# Given a representation $(n, m)$ of the Lorentz group, is the little group representation just the tensor product $n \otimes m$?

I've been reading Weinberg's QFT Vol 1. and more specifically section 5.6. I would like to know if my understanding is correct or if I missed something. He starts with the full Lorentz group $$\mathrm{SO}(3, 1)$$ and shows that we have two commuting copies of $$\mathfrak{su}(2)$$ generators $$A_i$$ and $$B_i$$. He then says that the 'rotation group' is generated by $$J_i = A_i + B_i$$. Is the 'rotation group' the same thing as the little group (for massive particles)?

These $$J_i$$ then form a representation of the tensor product $$V_A \otimes V_B$$ of the two $$\mathfrak{su}(2)$$ irreps $$V_A, V_B$$ (if I remember correctly). Is it correct to say then, that given some irrep of the Lorentz group $$(A, B)$$ the corresponding representation of the little group is nothing but $$V_A \otimes V_B$$? His examples seem to confirm this, e.g. a vector $$(1/2, 1/2)$$ would then be in the $$1 \oplus 0$$ representation of the (universal cover) of the little group $$\mathrm{SO}(3)$$, but he doesn't state it this way which makes me wary.

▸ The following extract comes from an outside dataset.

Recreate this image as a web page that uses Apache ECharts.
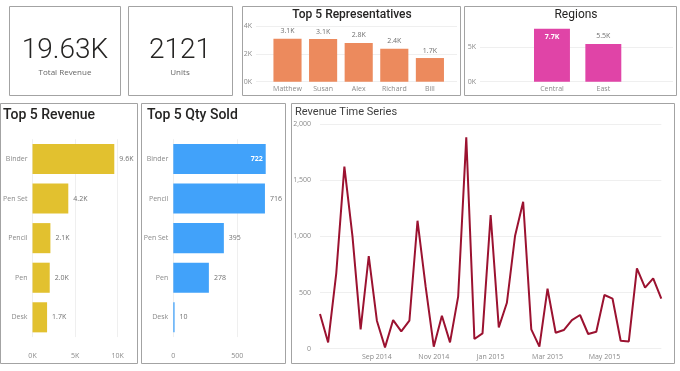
<!DOCTYPE html>
<html>
<head>
<meta charset="utf-8">
<script src="https://cdn.jsdelivr.net/npm/echarts@6/dist/echarts.min.js"></script>
<style>
  html, body { margin: 0; padding: 0; background: #ffffff; }
  #chart { width: 680px; height: 371px; }
</style>
</head>
<body>
<div id="chart"></div>
<script>
// ---------- DATA ----------
const kpiValues = ['19.63K', '2121'];
const kpiLabels = ['Total Revenue', 'Units'];

const repNames = ['Matthew', 'Susan', 'Alex', 'Richard', 'Bill'];
const repRevenue = [3080, 3060, 2780, 2360, 1700];

const regionNames = ['Central', 'East'];
const regionRevenue = [7700, 5480];

const revenueProducts = ['Binder', 'Pen Set', 'Pencil', 'Pen', 'Desk'];
const revenueByProduct = [9600, 4200, 2100, 2020, 1710];

const qtyProducts = ['Binder', 'Pencil', 'Pen Set', 'Pen', 'Desk'];
const qtyByProduct = [722, 716, 395, 278, 10];

const revenueDates = [
  '2014-07-02','2014-07-11','2014-07-19','2014-07-28','2014-08-06','2014-08-15','2014-08-23',
  '2014-09-01','2014-09-10','2014-09-18','2014-09-27','2014-10-06','2014-10-15','2014-10-23',
  '2014-11-01','2014-11-10','2014-11-18','2014-11-27','2014-12-06','2014-12-14','2014-12-23',
  '2015-01-01','2015-01-10','2015-01-18','2015-01-27','2015-02-05','2015-02-13','2015-02-22',
  '2015-03-03','2015-03-12','2015-03-20','2015-03-29','2015-04-07','2015-04-15','2015-04-24',
  '2015-05-03','2015-05-12','2015-05-20','2015-05-29','2015-06-07','2015-06-15','2015-06-24',
  '2015-06-30'
];
const revenueValues = [
  309, 56, 671, 1620, 997, 172, 825,
  249, 12, 255, 154, 249, 1139, 552,
  18, 294, 56, 463, 1881, 86, 136,
  1190, 190, 409, 1003, 1308, 172, 18,
  534, 142, 166, 255, 300, 131, 151,
  478, 445, 71, 65, 715, 543, 626,
  445
];
const timeTickLabels = ['Sep 2014', 'Nov 2014', 'Jan 2015', 'Mar 2015', 'May 2015'];
const monthNames = ['Jan','Feb','Mar','Apr','May','Jun','Jul','Aug','Sep','Oct','Nov','Dec'];

// ---------- STYLE ----------
const FONT = '"Open Sans", "Noto Sans", sans-serif';
const TITLE_FONT = 'Roboto, "Open Sans", sans-serif';
const AXIS_COLOR = '#8a8a8a';
const GRID_COLOR = '#efefef';
const BORDER = '#a3a3a3';

const kFmt = v => (v / 1000) + 'K';
const kLabel = v => (v / 1000).toFixed(1) + 'K';

function monthLabel(d) {
  const p = d.split('-');
  return monthNames[parseInt(p[1], 10) - 1] + ' ' + p[0];
}
const firstIdx = {};
revenueDates.forEach((d, i) => {
  const m = monthLabel(d);
  if (firstIdx[m] === undefined) firstIdx[m] = i;
});

function panel(x, y, w, h) {
  return { type: 'rect', silent: true, shape: { x: x, y: y, width: w, height: h },
           style: { fill: 'none', stroke: BORDER, lineWidth: 1 } };
}

const axisLabelBase = { color: AXIS_COLOR, fontFamily: FONT, fontSize: 7 };
const valueLabelBase = { color: '#707070', fontFamily: FONT, fontSize: 7 };

const option = {
  backgroundColor: '#ffffff',
  animation: false,
  title: [
    { text: 'Top 5 Representatives', left: 352, top: 9, padding: 0, textAlign: 'center',
      textStyle: { fontFamily: TITLE_FONT, fontSize: 12, fontWeight: 500, color: '#252423' } },
    { text: 'Regions', left: 576, top: 9, padding: 0, textAlign: 'center',
      textStyle: { fontFamily: TITLE_FONT, fontSize: 12, fontWeight: 400, color: '#252423' } },
    { text: 'Top 5 Revenue', left: 3, top: 108, padding: 0,
      textStyle: { fontFamily: TITLE_FONT, fontSize: 14, fontWeight: 500, color: '#252423' } },
    { text: 'Top 5 Qty Sold', left: 147, top: 108, padding: 0,
      textStyle: { fontFamily: TITLE_FONT, fontSize: 14, fontWeight: 500, color: '#252423' } },
    { text: 'Revenue Time Series', left: 295, top: 107, padding: 0,
      textStyle: { fontFamily: TITLE_FONT, fontSize: 11, fontWeight: 400, color: '#404040' } }
  ],
  grid: [
    { left: 256, top: 26, width: 201, height: 55.7 },      // 0 reps background
    { left: 269.7, top: 26, width: 178, height: 55.7 },    // 1 reps bars
    { left: 480, top: 47.3, width: 193, height: 34.4 },    // 2 regions background
    { left: 526.3, top: 26.66, width: 102.7, height: 55.04 }, // 3 regions bars
    { left: 28.7, top: 139.2, width: 89, height: 197.9 },  // 4 revenue by product
    { left: 173.3, top: 139.2, width: 102.4, height: 197.9 }, // 5 qty by product
    { left: 320, top: 124, width: 341.3, height: 224.7 }   // 6 time series
  ],
  xAxis: [
    { gridIndex: 0, type: 'value', min: 0, max: 1, show: false },
    { gridIndex: 1, type: 'category', data: repNames,
      axisLine: { show: false }, axisTick: { show: false },
      axisLabel: Object.assign({ margin: 4, interval: 0, hideOverlap: false }, axisLabelBase) },
    { gridIndex: 2, type: 'value', min: 0, max: 1, show: false },
    { gridIndex: 3, type: 'category', data: regionNames,
      axisLine: { show: false }, axisTick: { show: false },
      axisLabel: Object.assign({ margin: 4, interval: 0 }, axisLabelBase) },
    { gridIndex: 4, type: 'value', min: 0, max: 10000, interval: 5000,
      axisLine: { show: false }, axisTick: { show: false },
      axisLabel: Object.assign({ margin: 15, formatter: kFmt }, axisLabelBase),
      splitLine: { show: true, lineStyle: { color: GRID_COLOR } } },
    { gridIndex: 5, type: 'value', min: 0, max: 800, interval: 500,
      axisLine: { show: false }, axisTick: { show: false },
      axisLabel: Object.assign({ margin: 15, showMaxLabel: false }, axisLabelBase),
      splitLine: { show: true, showMaxLine: false, lineStyle: { color: GRID_COLOR } } },
    { gridIndex: 6, type: 'category', data: revenueDates, boundaryGap: false,
      axisLine: { show: false }, axisTick: { show: false },
      axisLabel: Object.assign({
        margin: 5,
        interval: (i, v) => timeTickLabels.indexOf(monthLabel(v)) >= 0 && firstIdx[monthLabel(v)] === i,
        formatter: v => monthLabel(v)
      }, axisLabelBase) }
  ],
  yAxis: [
    { gridIndex: 0, type: 'value', min: 0, max: 4000, interval: 2000,
      axisLine: { show: false }, axisTick: { show: false },
      axisLabel: Object.assign({ margin: 4, formatter: kFmt }, axisLabelBase),
      splitLine: { show: true, lineStyle: { color: GRID_COLOR } } },
    { gridIndex: 1, type: 'value', min: 0, max: 4000, show: false },
    { gridIndex: 2, type: 'value', min: 0, max: 5000, interval: 5000,
      axisLine: { show: false }, axisTick: { show: false },
      axisLabel: Object.assign({ margin: 4, formatter: kFmt }, axisLabelBase),
      splitLine: { show: true, lineStyle: { color: GRID_COLOR } } },
    { gridIndex: 3, type: 'value', min: 0, max: 8000, show: false },
    { gridIndex: 4, type: 'category', data: revenueProducts, inverse: true,
      axisLine: { show: false }, axisTick: { show: false },
      axisLabel: Object.assign({ margin: 5 }, axisLabelBase) },
    { gridIndex: 5, type: 'category', data: qtyProducts, inverse: true,
      axisLine: { show: false }, axisTick: { show: false },
      axisLabel: Object.assign({ margin: 5 }, axisLabelBase) },
    { gridIndex: 6, type: 'value', min: 0, max: 2000, interval: 500,
      axisLine: { show: false }, axisTick: { show: false },
      axisLabel: Object.assign({ margin: 9, formatter: v => v.toLocaleString('en-US') }, axisLabelBase),
      splitLine: { show: true, lineStyle: { color: GRID_COLOR } } }
  ],
  series: [
    { type: 'bar', xAxisIndex: 1, yAxisIndex: 1, data: repRevenue,
      barCategoryGap: '21%', itemStyle: { color: '#EC8A5D' },
      label: Object.assign({ show: true, position: 'top', distance: 4, formatter: p => kLabel(p.value) }, valueLabelBase) },
    { type: 'bar', xAxisIndex: 3, yAxisIndex: 3,
      data: regionRevenue.map((v, i) => i === 0
        ? { value: v, label: { position: 'insideTop', color: '#ffffff', fontWeight: 'bold', distance: 5 } }
        : v),
      barCategoryGap: '30%', itemStyle: { color: '#E044A7' },
      label: Object.assign({ show: true, position: 'top', distance: 4, formatter: p => kLabel(p.value) }, valueLabelBase) },
    { type: 'bar', xAxisIndex: 4, yAxisIndex: 4, data: revenueByProduct,
      barCategoryGap: '24%', itemStyle: { color: '#E2C12F' },
      label: Object.assign({ show: true, position: 'right', distance: 5, formatter: p => kLabel(p.value) }, valueLabelBase) },
    { type: 'bar', xAxisIndex: 5, yAxisIndex: 5,
      data: qtyByProduct.map((v, i) => i === 0
        ? { value: v, label: { position: 'insideRight', color: '#ffffff', fontWeight: 'bold', distance: 3 } }
        : v),
      barCategoryGap: '24%', itemStyle: { color: '#41A2FA' },
      label: Object.assign({ show: true, position: 'right', distance: 5 }, valueLabelBase) },
    { type: 'line', xAxisIndex: 6, yAxisIndex: 6, data: revenueValues,
      showSymbol: false, lineStyle: { color: '#9B1230', width: 2 } }
  ],
  graphic: [
    panel(9.5, 6.5, 111, 89),
    panel(128.5, 6.5, 104, 89),
    panel(242.5, 6.5, 218, 89),
    panel(464.5, 6.5, 212, 89),
    panel(0.5, 103.5, 137, 260),
    panel(141.5, 103.5, 144, 260),
    panel(291.5, 103.5, 383, 260),
    { type: 'text', x: 65, y: 51, silent: true,
      style: { text: kpiValues[0], fontFamily: TITLE_FONT, fontWeight: 300, fontSize: 28,
               fill: '#252423', align: 'center', verticalAlign: 'middle' } },
    { type: 'text', x: 65, y: 73, silent: true,
      style: { text: kpiLabels[0], fontFamily: FONT, fontSize: 8, fill: '#666666',
               align: 'center', verticalAlign: 'middle' } },
    { type: 'text', x: 180, y: 51, silent: true,
      style: { text: kpiValues[1], fontFamily: TITLE_FONT, fontWeight: 300, fontSize: 28,
               fill: '#252423', align: 'center', verticalAlign: 'middle' } },
    { type: 'text', x: 180, y: 73, silent: true,
      style: { text: kpiLabels[1], fontFamily: FONT, fontSize: 8, fill: '#666666',
               align: 'center', verticalAlign: 'middle' } }
  ]
};

const chart = echarts.init(document.getElementById('chart'), null, { renderer: 'canvas' });
chart.setOption(option);
</script>
</body>
</html>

1. Consider the restricted Lorentz group $$SO^+(3,1;\mathbb{R})$$ and its complexification $$SO(3,1;\mathbb{C}).\tag{1}$$ Picking the COM frame the massive little group becomes the 3D rotation group $$SO(3,\mathbb{R})$$.

2. The double covers are isomorphic to $$SL(2,\mathbb{C})$$, $$G~:=~SL(2,\mathbb{C})_L\times SL(2,\mathbb{C})_R\tag{2}$$ and $$H:=SU(2)$$, respectively, cf. e.g. this Phys.SE post.

3. The (double cover of the) little group $$H$$ is a subgroup of $$G$$ via the diagonal imbedding $$H~\ni~h\quad\mapsto\quad(h,h)~\in~G.\tag{3}$$

4. If $$\rho: G\to GL(V)$$ is a group representation for $$G$$, it induces a restricted representation $$\rho|_H:H\to GL(V)$$ on the subgroup $$H$$.

5. For an irreducible $$G$$-representation $$(j_L,j_R)~=~j_L\otimes j_R, \qquad j_L, j_R~\in~ \frac{1}{2}\mathbb{N}_0,\tag{4}$$ the restricted $$H$$-representation is $$j_L\otimes j_R~\cong~\oplus_{j=|j_L-j_r|}^{j_L+j_R} j,\tag{5}$$ as mentioned in OP's title. Note that the notation in expression (4) and (5) are deceptively similar. However we stress that it is implicitly implied that expression (4) is a $$G$$-representation, while expression (5) is an $$H$$-representation.

I am not going to read Weinberg's book with you to your satisfaction, nor should I.

Indeed, the little group of a massive particle (go to its rest frame) is the rotation group SO(3), sharing a Lie algebra with SU(2).

Presumably, your text has reminded you, like (A2) of this, that for an so(1,3) irrep π labelled by integer of half-integer spins (n,m), the three coproduct operators $$\pi_{(n,m)}(J_i) = J^{(m)}_i \otimes {\mathbb I}_{(2n+1)}+{\mathbb I}_{(2m+1)} \otimes J^{(n)}_i$$ manifestly satisfy the so(3)~su(2) Lie algebra commutation relations. (This is just the rotation subgroup of the Lorentz group, the little group.) Check it again.

These operators are huge matrices acting on $$(2n+1)\times (2m+1)$$-dimensional vectors, so the tensor product reducible representation you get by "adding" spins n and m in elementary QM, as you properly exemplify.

Moreover, your text should have exemplified that the likewise huge, $$(2n+1)\times (2m+1)$$ by $$(2n+1)\times (2m+1)$$ -dimensional, group matrices $$e^{i\vec \theta \cdot (\vec J^{(m)} \otimes {\mathbb I}_{(2n+1)}+{\mathbb I}_{(2m+1)} \otimes \vec J^{(n)} )} = e^{i\vec \theta \cdot \vec J^{(m)} } \otimes e^{i\vec \theta \cdot \vec J^{(n)} }$$ provide the conventional reducible representation of the rotation group of QM.